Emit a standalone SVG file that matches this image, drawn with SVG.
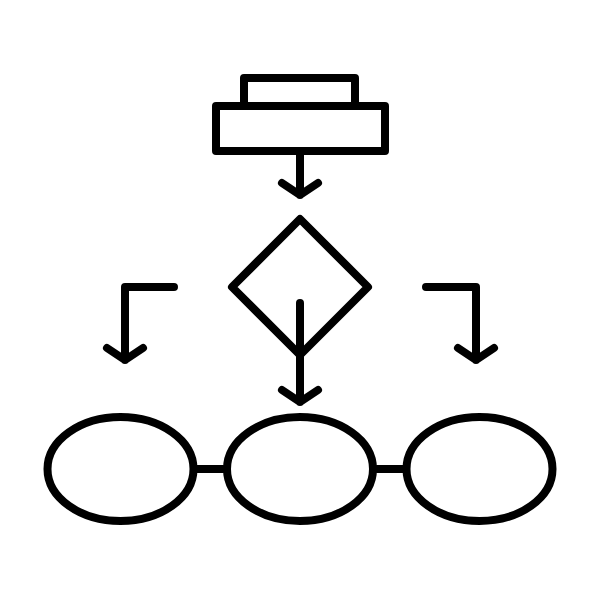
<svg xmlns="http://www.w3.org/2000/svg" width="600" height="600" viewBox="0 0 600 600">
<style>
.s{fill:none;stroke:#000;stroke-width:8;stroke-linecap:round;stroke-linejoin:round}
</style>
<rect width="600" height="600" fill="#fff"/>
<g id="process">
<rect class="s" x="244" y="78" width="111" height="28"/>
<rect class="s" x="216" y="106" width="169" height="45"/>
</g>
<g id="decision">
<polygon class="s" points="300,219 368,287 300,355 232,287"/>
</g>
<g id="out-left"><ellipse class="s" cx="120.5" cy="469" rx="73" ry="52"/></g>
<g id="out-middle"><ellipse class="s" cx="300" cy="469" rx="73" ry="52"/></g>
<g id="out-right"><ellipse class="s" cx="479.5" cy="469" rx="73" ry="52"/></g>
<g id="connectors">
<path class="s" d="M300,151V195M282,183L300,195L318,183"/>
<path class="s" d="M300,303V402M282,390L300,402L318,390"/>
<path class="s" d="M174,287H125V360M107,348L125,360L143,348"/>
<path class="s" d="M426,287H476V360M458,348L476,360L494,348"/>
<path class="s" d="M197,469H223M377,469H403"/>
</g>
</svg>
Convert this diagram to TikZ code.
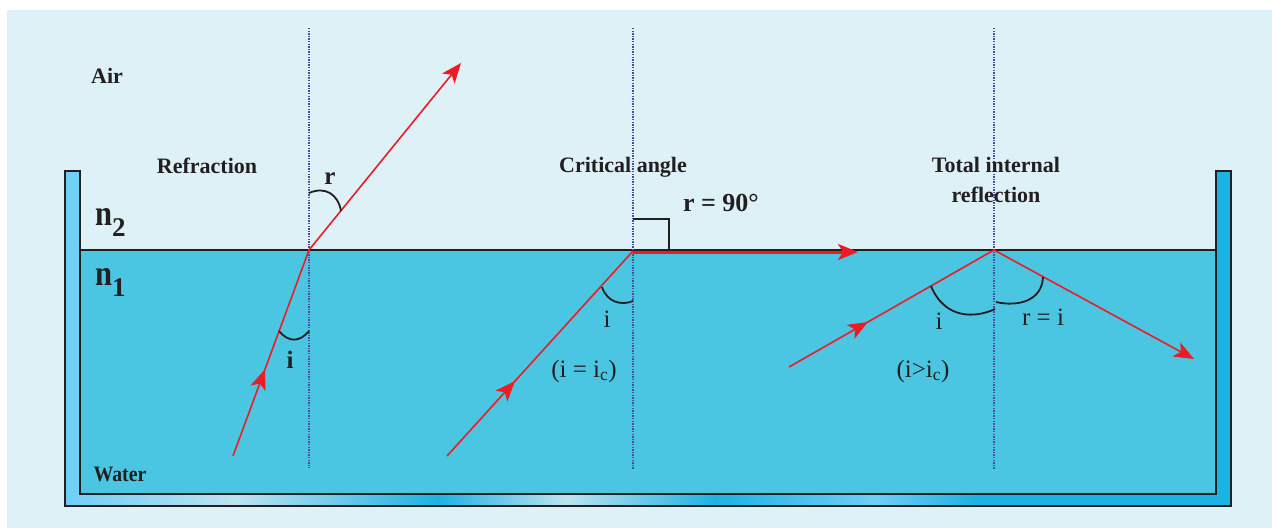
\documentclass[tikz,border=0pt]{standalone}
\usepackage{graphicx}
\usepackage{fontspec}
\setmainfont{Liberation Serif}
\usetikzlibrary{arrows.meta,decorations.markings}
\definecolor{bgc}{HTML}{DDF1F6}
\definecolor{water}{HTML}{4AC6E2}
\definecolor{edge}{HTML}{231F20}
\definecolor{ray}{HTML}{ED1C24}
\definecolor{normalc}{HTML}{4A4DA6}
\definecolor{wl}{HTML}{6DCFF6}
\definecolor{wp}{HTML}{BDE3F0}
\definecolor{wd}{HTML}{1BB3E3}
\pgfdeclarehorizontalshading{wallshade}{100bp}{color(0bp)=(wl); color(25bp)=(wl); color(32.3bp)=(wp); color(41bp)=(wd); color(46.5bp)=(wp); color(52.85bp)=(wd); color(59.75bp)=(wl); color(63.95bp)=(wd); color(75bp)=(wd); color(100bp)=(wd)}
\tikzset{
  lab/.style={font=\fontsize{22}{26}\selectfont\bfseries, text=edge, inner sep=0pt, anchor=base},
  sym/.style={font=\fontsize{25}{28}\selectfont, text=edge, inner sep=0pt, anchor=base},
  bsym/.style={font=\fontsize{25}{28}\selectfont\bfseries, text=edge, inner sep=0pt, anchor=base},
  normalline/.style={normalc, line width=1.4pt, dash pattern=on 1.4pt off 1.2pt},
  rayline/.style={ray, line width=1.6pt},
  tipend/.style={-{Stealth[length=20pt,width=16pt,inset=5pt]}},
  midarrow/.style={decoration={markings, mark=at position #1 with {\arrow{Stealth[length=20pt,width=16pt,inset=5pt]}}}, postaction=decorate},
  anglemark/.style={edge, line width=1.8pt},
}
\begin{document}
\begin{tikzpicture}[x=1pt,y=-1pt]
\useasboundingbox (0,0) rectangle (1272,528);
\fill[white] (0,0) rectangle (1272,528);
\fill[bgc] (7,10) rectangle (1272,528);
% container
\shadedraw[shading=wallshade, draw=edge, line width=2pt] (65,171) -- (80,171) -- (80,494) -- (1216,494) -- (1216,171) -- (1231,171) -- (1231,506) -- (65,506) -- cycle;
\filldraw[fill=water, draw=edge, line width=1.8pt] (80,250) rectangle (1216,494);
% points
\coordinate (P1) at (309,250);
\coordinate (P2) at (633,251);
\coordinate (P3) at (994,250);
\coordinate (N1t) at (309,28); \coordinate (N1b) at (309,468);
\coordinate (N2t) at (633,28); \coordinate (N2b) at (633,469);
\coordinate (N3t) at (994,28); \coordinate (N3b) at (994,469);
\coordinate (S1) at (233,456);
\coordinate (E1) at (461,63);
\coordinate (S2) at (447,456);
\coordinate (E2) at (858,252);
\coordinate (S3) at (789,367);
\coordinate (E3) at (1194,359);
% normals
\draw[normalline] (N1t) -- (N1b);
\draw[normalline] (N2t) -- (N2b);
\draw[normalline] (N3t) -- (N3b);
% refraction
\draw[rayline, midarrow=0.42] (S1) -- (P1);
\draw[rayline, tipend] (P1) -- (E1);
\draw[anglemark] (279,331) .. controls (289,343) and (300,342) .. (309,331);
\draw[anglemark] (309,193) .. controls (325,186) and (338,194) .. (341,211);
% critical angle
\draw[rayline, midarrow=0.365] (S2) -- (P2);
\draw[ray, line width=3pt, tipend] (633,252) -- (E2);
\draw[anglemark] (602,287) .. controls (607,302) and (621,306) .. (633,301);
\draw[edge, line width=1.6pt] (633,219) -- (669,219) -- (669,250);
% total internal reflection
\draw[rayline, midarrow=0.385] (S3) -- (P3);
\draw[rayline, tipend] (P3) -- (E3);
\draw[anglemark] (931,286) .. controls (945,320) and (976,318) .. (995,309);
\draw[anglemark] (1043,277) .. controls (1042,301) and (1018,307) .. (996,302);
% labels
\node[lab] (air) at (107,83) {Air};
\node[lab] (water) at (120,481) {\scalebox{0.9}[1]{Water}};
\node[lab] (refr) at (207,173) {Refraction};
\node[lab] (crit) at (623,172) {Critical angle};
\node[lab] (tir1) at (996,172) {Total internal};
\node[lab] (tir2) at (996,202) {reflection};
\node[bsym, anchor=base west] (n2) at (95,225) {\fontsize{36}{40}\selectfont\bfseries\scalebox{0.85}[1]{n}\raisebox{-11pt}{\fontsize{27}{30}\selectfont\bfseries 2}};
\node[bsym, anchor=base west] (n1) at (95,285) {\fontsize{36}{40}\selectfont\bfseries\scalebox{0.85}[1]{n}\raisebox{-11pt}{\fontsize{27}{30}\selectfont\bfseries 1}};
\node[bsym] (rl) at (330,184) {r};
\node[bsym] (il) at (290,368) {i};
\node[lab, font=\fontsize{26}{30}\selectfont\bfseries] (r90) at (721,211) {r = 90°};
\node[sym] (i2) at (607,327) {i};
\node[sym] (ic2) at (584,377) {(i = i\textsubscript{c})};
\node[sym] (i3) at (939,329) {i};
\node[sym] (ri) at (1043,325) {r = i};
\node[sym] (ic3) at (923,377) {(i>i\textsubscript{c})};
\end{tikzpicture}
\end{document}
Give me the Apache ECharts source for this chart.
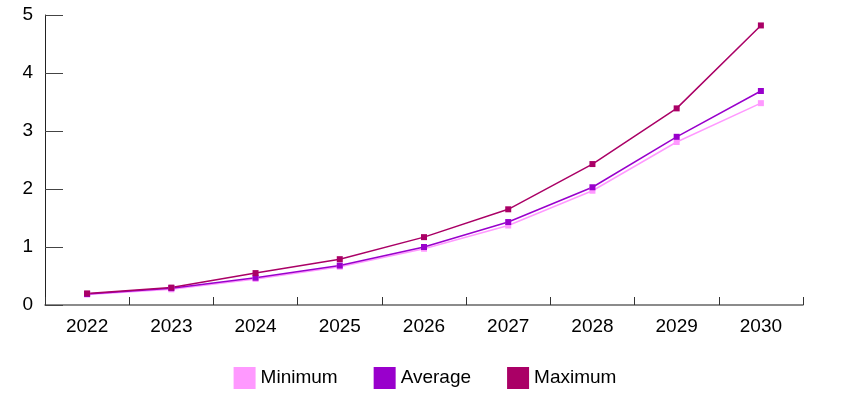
-*-*-
Images should not appear in the copy; retype the listing above exactly.

Emit a standalone SVG file that matches this image, drawn with SVG.
<svg xmlns="http://www.w3.org/2000/svg" width="600" height="600" viewBox="0 0 600 600">
<style>
.s{fill:none;stroke:#000;stroke-width:8;stroke-linecap:round;stroke-linejoin:round}
</style>
<rect width="600" height="600" fill="#fff"/>
<g id="process">
<rect class="s" x="244" y="78" width="111" height="28"/>
<rect class="s" x="216" y="106" width="169" height="45"/>
</g>
<g id="decision">
<polygon class="s" points="300,219 368,287 300,355 232,287"/>
</g>
<g id="out-left"><ellipse class="s" cx="120.5" cy="469" rx="73" ry="52"/></g>
<g id="out-middle"><ellipse class="s" cx="300" cy="469" rx="73" ry="52"/></g>
<g id="out-right"><ellipse class="s" cx="479.5" cy="469" rx="73" ry="52"/></g>
<g id="connectors">
<path class="s" d="M300,151V195M282,183L300,195L318,183"/>
<path class="s" d="M300,303V402M282,390L300,402L318,390"/>
<path class="s" d="M174,287H125V360M107,348L125,360L143,348"/>
<path class="s" d="M426,287H476V360M458,348L476,360L494,348"/>
<path class="s" d="M197,469H223M377,469H403"/>
</g>
</svg>
Convert this diagram to TikZ code.
\documentclass[tikz,border=0pt]{standalone}
\usepackage{graphicx}
\usepackage{fontspec}
\setmainfont{Liberation Serif}
\usetikzlibrary{arrows.meta,decorations.markings}
\definecolor{bgc}{HTML}{DDF1F6}
\definecolor{water}{HTML}{4AC6E2}
\definecolor{edge}{HTML}{231F20}
\definecolor{ray}{HTML}{ED1C24}
\definecolor{normalc}{HTML}{4A4DA6}
\definecolor{wl}{HTML}{6DCFF6}
\definecolor{wp}{HTML}{BDE3F0}
\definecolor{wd}{HTML}{1BB3E3}
\pgfdeclarehorizontalshading{wallshade}{100bp}{color(0bp)=(wl); color(25bp)=(wl); color(32.3bp)=(wp); color(41bp)=(wd); color(46.5bp)=(wp); color(52.85bp)=(wd); color(59.75bp)=(wl); color(63.95bp)=(wd); color(75bp)=(wd); color(100bp)=(wd)}
\tikzset{
  lab/.style={font=\fontsize{22}{26}\selectfont\bfseries, text=edge, inner sep=0pt, anchor=base},
  sym/.style={font=\fontsize{25}{28}\selectfont, text=edge, inner sep=0pt, anchor=base},
  bsym/.style={font=\fontsize{25}{28}\selectfont\bfseries, text=edge, inner sep=0pt, anchor=base},
  normalline/.style={normalc, line width=1.4pt, dash pattern=on 1.4pt off 1.2pt},
  rayline/.style={ray, line width=1.6pt},
  tipend/.style={-{Stealth[length=20pt,width=16pt,inset=5pt]}},
  midarrow/.style={decoration={markings, mark=at position #1 with {\arrow{Stealth[length=20pt,width=16pt,inset=5pt]}}}, postaction=decorate},
  anglemark/.style={edge, line width=1.8pt},
}
\begin{document}
\begin{tikzpicture}[x=1pt,y=-1pt]
\useasboundingbox (0,0) rectangle (1272,528);
\fill[white] (0,0) rectangle (1272,528);
\fill[bgc] (7,10) rectangle (1272,528);
% container
\shadedraw[shading=wallshade, draw=edge, line width=2pt] (65,171) -- (80,171) -- (80,494) -- (1216,494) -- (1216,171) -- (1231,171) -- (1231,506) -- (65,506) -- cycle;
\filldraw[fill=water, draw=edge, line width=1.8pt] (80,250) rectangle (1216,494);
% points
\coordinate (P1) at (309,250);
\coordinate (P2) at (633,251);
\coordinate (P3) at (994,250);
\coordinate (N1t) at (309,28); \coordinate (N1b) at (309,468);
\coordinate (N2t) at (633,28); \coordinate (N2b) at (633,469);
\coordinate (N3t) at (994,28); \coordinate (N3b) at (994,469);
\coordinate (S1) at (233,456);
\coordinate (E1) at (461,63);
\coordinate (S2) at (447,456);
\coordinate (E2) at (858,252);
\coordinate (S3) at (789,367);
\coordinate (E3) at (1194,359);
% normals
\draw[normalline] (N1t) -- (N1b);
\draw[normalline] (N2t) -- (N2b);
\draw[normalline] (N3t) -- (N3b);
% refraction
\draw[rayline, midarrow=0.42] (S1) -- (P1);
\draw[rayline, tipend] (P1) -- (E1);
\draw[anglemark] (279,331) .. controls (289,343) and (300,342) .. (309,331);
\draw[anglemark] (309,193) .. controls (325,186) and (338,194) .. (341,211);
% critical angle
\draw[rayline, midarrow=0.365] (S2) -- (P2);
\draw[ray, line width=3pt, tipend] (633,252) -- (E2);
\draw[anglemark] (602,287) .. controls (607,302) and (621,306) .. (633,301);
\draw[edge, line width=1.6pt] (633,219) -- (669,219) -- (669,250);
% total internal reflection
\draw[rayline, midarrow=0.385] (S3) -- (P3);
\draw[rayline, tipend] (P3) -- (E3);
\draw[anglemark] (931,286) .. controls (945,320) and (976,318) .. (995,309);
\draw[anglemark] (1043,277) .. controls (1042,301) and (1018,307) .. (996,302);
% labels
\node[lab] (air) at (107,83) {Air};
\node[lab] (water) at (120,481) {\scalebox{0.9}[1]{Water}};
\node[lab] (refr) at (207,173) {Refraction};
\node[lab] (crit) at (623,172) {Critical angle};
\node[lab] (tir1) at (996,172) {Total internal};
\node[lab] (tir2) at (996,202) {reflection};
\node[bsym, anchor=base west] (n2) at (95,225) {\fontsize{36}{40}\selectfont\bfseries\scalebox{0.85}[1]{n}\raisebox{-11pt}{\fontsize{27}{30}\selectfont\bfseries 2}};
\node[bsym, anchor=base west] (n1) at (95,285) {\fontsize{36}{40}\selectfont\bfseries\scalebox{0.85}[1]{n}\raisebox{-11pt}{\fontsize{27}{30}\selectfont\bfseries 1}};
\node[bsym] (rl) at (330,184) {r};
\node[bsym] (il) at (290,368) {i};
\node[lab, font=\fontsize{26}{30}\selectfont\bfseries] (r90) at (721,211) {r = 90°};
\node[sym] (i2) at (607,327) {i};
\node[sym] (ic2) at (584,377) {(i = i\textsubscript{c})};
\node[sym] (i3) at (939,329) {i};
\node[sym] (ri) at (1043,325) {r = i};
\node[sym] (ic3) at (923,377) {(i>i\textsubscript{c})};
\end{tikzpicture}
\end{document}
Give me the Apache ECharts source for this chart.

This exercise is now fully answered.